Stephanie, I can't tell you how glad I am that you bring up your experience teaching art history. To me, this is a huge part of the problem. The way art history is taught leaves people with the errant assumption that art is about signification -- this signifies this, that signifies that -- and that the idea in experiencing art is to get in there and "decode" it. This has always struck me as anathema, and now of course there's the additional burden of pretentious language and the ubiquitous imperative to attach social justice narratives to everything. (As an aside, my husband took an art history course at the university where he teaches a few years ago, and he was puzzled to discover that the whole thing was about this strange concept called the "institutional critique." Imagine having that be your first exposure to art!). (Needless to say, he never took another art history course.) I think this is a question that will come up in the next session, but let me pose it here just to get us thinking: How can we restructure the way art is taught so that the subtle language of form isn't just a container for what we call "content" but *is* the very thing to which we should attend? How would we talk about historical paintings in this way -- paintings that clearly do have narratives, however secondary they may be? I wonder if you have any specific ideas?

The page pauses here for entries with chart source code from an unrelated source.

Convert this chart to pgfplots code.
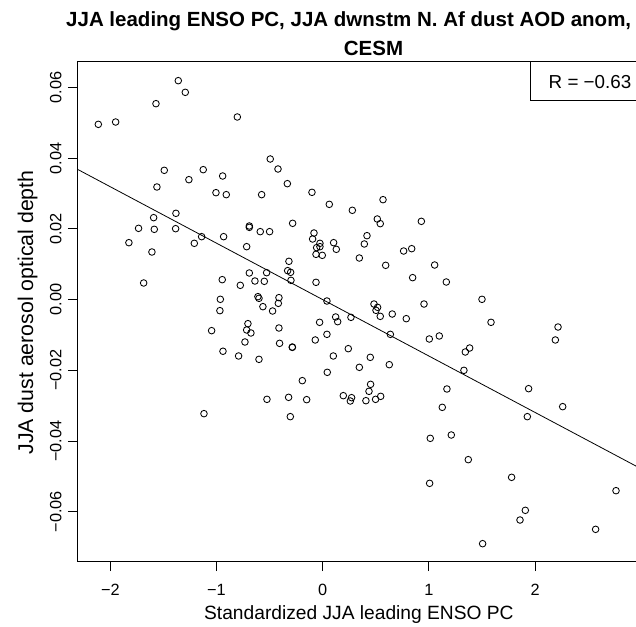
\documentclass[border=0pt]{standalone}
\usepackage{fontspec}
\setmainfont{Liberation Sans}
\usepackage{pgfplots}
\pgfplotsset{compat=1.18}
\usepackage{pgfplotstable}

\pgfplotstableread{
x y
-2.113 0.04962
-1.950 0.05028
-1.570 0.05547
-1.360 0.06198
-1.294 0.05868
-0.804 0.05170
-0.494 0.03981
-0.421 0.03698
-1.492 0.03661
-1.125 0.03679
-1.260 0.03396
-0.942 0.03500
-1.561 0.03189
-1.005 0.03028
-0.908 0.02972
-0.575 0.02972
-0.333 0.03283
-0.101 0.03038
0.062 0.02698
0.279 0.02529
-1.382 0.02444
-1.592 0.02321
-1.734 0.02019
-1.586 0.01991
-1.385 0.02009
-1.825 0.01613
-1.209 0.01595
-1.140 0.01783
-0.933 0.01783
-1.608 0.01349
-0.691 0.02085
-0.691 0.02047
-0.588 0.01925
-0.500 0.01925
-0.283 0.02161
-0.716 0.01500
-0.082 0.01887
-0.095 0.01717
-0.026 0.01595
-0.026 0.01500
-0.057 0.01472
-0.063 0.01283
-0.004 0.01255
0.103 0.01613
0.128 0.01425
0.345 0.01179
-1.686 0.00472
-0.691 0.00755
-0.528 0.00764
-0.638 0.00528
-0.550 0.00519
-0.318 0.01085
-0.330 0.00821
-0.302 0.00774
-0.299 0.00547
-0.063 0.00491
-0.946 0.00566
-0.776 0.00406
-0.964 0.00010
-0.968 -0.00311
-0.610 0.00085
-0.600 0.00038
-0.563 -0.00198
-0.412 0.00057
-0.418 -0.00104
-0.472 -0.00321
0.040 -0.00038
-0.029 -0.00641
0.040 -0.00981
0.122 -0.00490
0.141 -0.00623
0.266 -0.00500
-1.046 -0.00877
-0.704 -0.00679
-0.716 -0.00858
-0.676 -0.00943
-0.732 -0.01198
-0.412 -0.00802
-0.406 -0.01236
-0.286 -0.01340
-0.286 -0.01350
-0.070 -0.01141
0.241 -0.01387
-0.939 -0.01460
0.568 0.02830
0.514 0.02283
0.542 0.02151
0.929 0.02217
0.417 0.01811
0.392 0.01576
0.762 0.01377
0.838 0.01443
0.593 0.00972
1.054 0.00981
0.847 0.00623
1.164 0.00500
1.500 0.00010
0.954 -0.00123
0.483 -0.00123
0.517 -0.00217
0.502 -0.00302
0.542 -0.00472
0.655 -0.00406
0.787 -0.00538
1.585 -0.00641
2.216 -0.00774
2.191 -0.01141
0.637 -0.00981
1.004 -0.01113
1.098 -0.01028
-0.792 -0.01594
-0.600 -0.01689
0.100 -0.01594
0.345 -0.01915
0.043 -0.02056
-0.192 -0.02292
-0.525 -0.02821
-0.321 -0.02764
-0.151 -0.02830
0.194 -0.02717
0.272 -0.02774
0.260 -0.02868
-1.118 -0.03226
-0.305 -0.03311
0.448 -0.01632
0.627 -0.01840
0.451 -0.02396
0.436 -0.02594
0.407 -0.02859
0.498 -0.02821
0.546 -0.02736
1.343 -0.01481
1.384 -0.01368
1.330 -0.02000
1.170 -0.02528
1.126 -0.03047
1.939 -0.02519
2.260 -0.03028
1.927 -0.03311
1.013 -0.03924
1.211 -0.03830
1.371 -0.04528
1.007 -0.05198
1.779 -0.05028
2.762 -0.05406
1.908 -0.05962
1.858 -0.06236
2.570 -0.06500
1.506 -0.06906
}\dustdata

\begin{document}
\begin{tikzpicture}[x=1pt,y=1pt]
\begin{axis}[
  at={(77.5pt,64.3pt)}, anchor=south west,
  scale only axis, width=559.2pt, height=500pt,
  xmin=-2.309, xmax=2.957, ymin=-0.07416, ymax=0.06735,
  axis line style={line width=1pt, black},
  xtick={-2,-1,0,1,2}, xticklabels={−2,−1,0,1,2},
  ytick={-0.06,-0.04,-0.02,0,0.02,0.04,0.06},
  yticklabels={−0.06,−0.04,−0.02,0.00,0.02,0.04,0.06},
  xtick pos=bottom, ytick pos=left, tick align=outside,
  major tick length=9.5pt,
  tick style={line width=1pt, black},
  ticklabel style={font=\fontsize{16.3}{18}\selectfont},
  xticklabel style={anchor=base, inner sep=0pt, yshift=-23.8pt},
  yticklabel style={xshift=-6.3pt, rotate=90, anchor=south, inner sep=0pt},
  scaled y ticks=false,
]
\addplot[only marks, mark=o, mark size=3.3pt, mark options={line width=0.85pt, black}] table[x=x, y=y] {\dustdata};
\addplot[black, line width=0.8pt] coordinates {(-2.309,0.03689) (2.957,-0.04720)};
\end{axis}
\node[anchor=base, font=\bfseries\fontsize{20.5}{24}\selectfont] at (348.7,599.3) {JJA leading ENSO PC, JJA dwnstm N. Af dust AOD anom,};
\node[anchor=base, font=\bfseries\fontsize{20.5}{24}\selectfont] at (373.5,570) {CESM};
\node[anchor=base, font=\fontsize{19.2}{22}\selectfont] at (358.9,6.7) {Standardized JJA leading ENSO PC};
\node[rotate=90, anchor=base, font=\fontsize{21.3}{24}\selectfont] at (33,313.5) {JJA dust aerosol optical depth};
\draw[line width=1pt] (530,564.3) -- (530,525.3) -- (660,525.3);
\node[anchor=base, font=\fontsize{18.8}{22}\selectfont] at (590,537.7) {R = −0.63};
\pgfresetboundingbox
\useasboundingbox (0,0) rectangle (636,626);
\end{tikzpicture}
\end{document}
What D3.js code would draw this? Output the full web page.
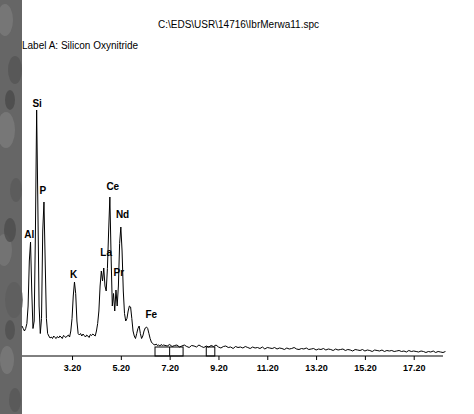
<!DOCTYPE html>
<html>
<head>
<script src="https://cdn.jsdelivr.net/npm/d3@7"></script>
<style>body{margin:0;background:#fff}text{font-family:Arial,"Liberation Sans",sans-serif}</style>
</head>
<body>
<script>
// energy (keV) and counts
var energy = [];
var counts = [120,110,100,110,130,200,380,456,260,110,140,500,984,600,200,90,150,500,616,380,150,90,80,72,76,70,80,74,70,78,72,80,76,70,82,78,74,80,84,76,100,150,240,296,250,140,90,84,90,80,88,82,76,84,80,74,86,82,88,84,80,100,130,180,280,340,300,352,280,260,350,500,636,400,200,250,180,264,200,280,450,516,420,260,170,140,150,180,200,196,150,100,80,70,90,110,120,90,70,80,100,112,116,110,90,70,56,50,46,44,48,42,44,40,46,42,44,
  40,46,38,42,44,36,40,44,38,34,42,40,36,44,38,34,40,36,42,38,44,36,32,38,40,34,36,30,38,34,36,32,38,34,30,36,32,34,30,36,28,34,32,30,34,28,32,30,26,32,28,30,34,28,26,30,28,32,26,28,30,24,28,26,30,24,28,26,22,28,24,26,28,22,26,24,20,26,24,22,26,20,24,22,18,24,22,20,24,18,22,20,22,18,20,22,18,20,16,22,18,20,
  18,16,20,18,14,18,16,20,14,18,16,14,18];
// step 0.05 keV from 1.15 to 7.00, then 0.1 keV
for (var i = 0; i < 117; i++) energy.push(+(1.15 + i * 0.05).toFixed(2));
for (var j = 1; energy.length < counts.length; j++) energy.push(+(7 + j * 0.1).toFixed(2));
var tickVals = [3.2, 5.2, 7.2, 9.2, 11.2, 13.2, 15.2, 17.2];
var peakNames = ["Al", "Si", "P", "K", "La", "Ce", "Pr", "Nd", "Fe"];
var peakE = [1.45, 1.77, 2.0, 3.27, 4.60, 4.87, 5.12, 5.27, 6.45];
var peakC = [464, 990, 640, 304, 392, 656, 312, 544, 144];
var markers = [[6.60, 7.75], [8.7, 9.05]];

var W = 474, H = 414;
var svg = d3.select("body").append("svg").attr("width", W).attr("height", H);

// textured left strip
var strip = svg.append("g");
strip.append("rect").attr("x", 0).attr("y", 0).attr("width", 22).attr("height", H).attr("fill", "#666");
var blobs = [[5,20,8,"#7a7a7a"],[15,70,7,"#555"],[6,130,9,"#7c7c7c"],[16,190,6,"#5a5a5a"],[4,250,8,"#777"],[14,300,9,"#5e5e5e"],[7,360,7,"#7a7a7a"],[15,400,6,"#585858"],[10,100,5,"#4a4a4a"],[10,230,6,"#4c4c4c"],[10,330,5,"#505050"]];
strip.selectAll("ellipse").data(blobs).enter().append("ellipse")
  .attr("cx", function(d){return d[0];}).attr("cy", function(d){return d[1];})
  .attr("rx", function(d){return d[2];}).attr("ry", function(d){return d[2]*2;})
  .attr("fill", function(d){return d[3];}).attr("opacity", 0.8);

var x = d3.scaleLinear().domain([1.15, 18.4]).range([22, 443]);
var y = d3.scaleLinear().domain([0, 1000]).range([356, 106]);

svg.append("g").attr("transform", "translate(0,356)")
  .call(d3.axisBottom(x).tickValues(tickVals).tickSize(4).tickFormat(d3.format(".2f")))
  .call(function(g){
    g.select(".domain").attr("d", "M22,0H443");
    g.selectAll("text").attr("font-size", 9).attr("font-weight", "bold").attr("dy", "0.9em");
  });

svg.append("path").datum(d3.zip(energy, counts))
  .attr("fill", "none").attr("stroke", "#000").attr("stroke-width", 1)
  .attr("d", d3.line().x(function(d){return x(d[0]);}).y(function(d){return y(d[1]);}));

svg.selectAll(".mk").data(markers).enter().append("rect")
  .attr("x", function(d){return x(d[0]);}).attr("y", 347)
  .attr("width", function(d){return x(d[1]) - x(d[0]);}).attr("height", 9)
  .attr("fill", "none").attr("stroke", "#000");
svg.append("line").attr("x1", x(7.2)).attr("x2", x(7.2)).attr("y1", 347).attr("y2", 356).attr("stroke", "#000");

svg.selectAll(".lbl").data(peakNames).enter().append("text")
  .attr("x", function(d,i){return x(peakE[i]);}).attr("y", function(d,i){return y(peakC[i]) - 2;})
  .attr("text-anchor", "middle").attr("font-size", 10).attr("font-weight", "bold").text(function(d){return d;});

svg.append("text").attr("x", 158).attr("y", 28).attr("font-size", 10).text("C:\\EDS\\USR\\14716\\IbrMerwa11.spc");
svg.append("text").attr("x", 22).attr("y", 49).attr("font-size", 10).text("Label A: Silicon Oxynitride");
</script>
</body>
</html>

There are a number of ways to answer your question. I’ll start by iterating what I’ve already suggested about art as a visual language, and that visual language has to be learned. I don’t think this applies only to what your calling decoding. I once had to put together a class at the very last minute and grabbed a bunch of Georgia O’Keefe paintings to show. I thought it would be a matter of the students and I groovin’ on the forms, but to my shock and amazement only about five out of a group of fifty thought they were anything more than a joke. When we are discussing the way form can register in the body, I think we need to recognize that this isn’t something that comes naturally, as it were, in our culture. If anything, beginning to understand the language of art also attunes someone to sensory experience in everyday life. I think of Rauschenberg statement to the effect that he wanted his artwork to have people look outside the artwork.
I have no problem with signification. I do have a problem with agendas or signification that is reductive, which is what an analysis that leads to “institutional critique” seems to be. When I taught at university, I could teach critical theory with one hand tied behind my back, but in the early days of post-modernism, it was a way of getting a new vantage point on art making and art history. It quickly became solidified methodology with a set of templates overlaid to arrive at an over-determined outcome. What is signified isn’t anything that may have to do with the expression of ideas as couched by the artist or the historic moment, which is the dialogue I prefer to have. The trend in making art is start with the singular concept to signify and finding the appropriate codes, rather than thinking through materials and process to arrive at an unknown. Allow for signification in its complexity and then you bump up against the ineffable.
I do think the lack of visual literacy makes it easier for exhibition venues to have themes that people can grasp. Take a socially current subject and include artists who address it. Give people the sense that they’ve been challenged but ultimately make the experience easily digestible.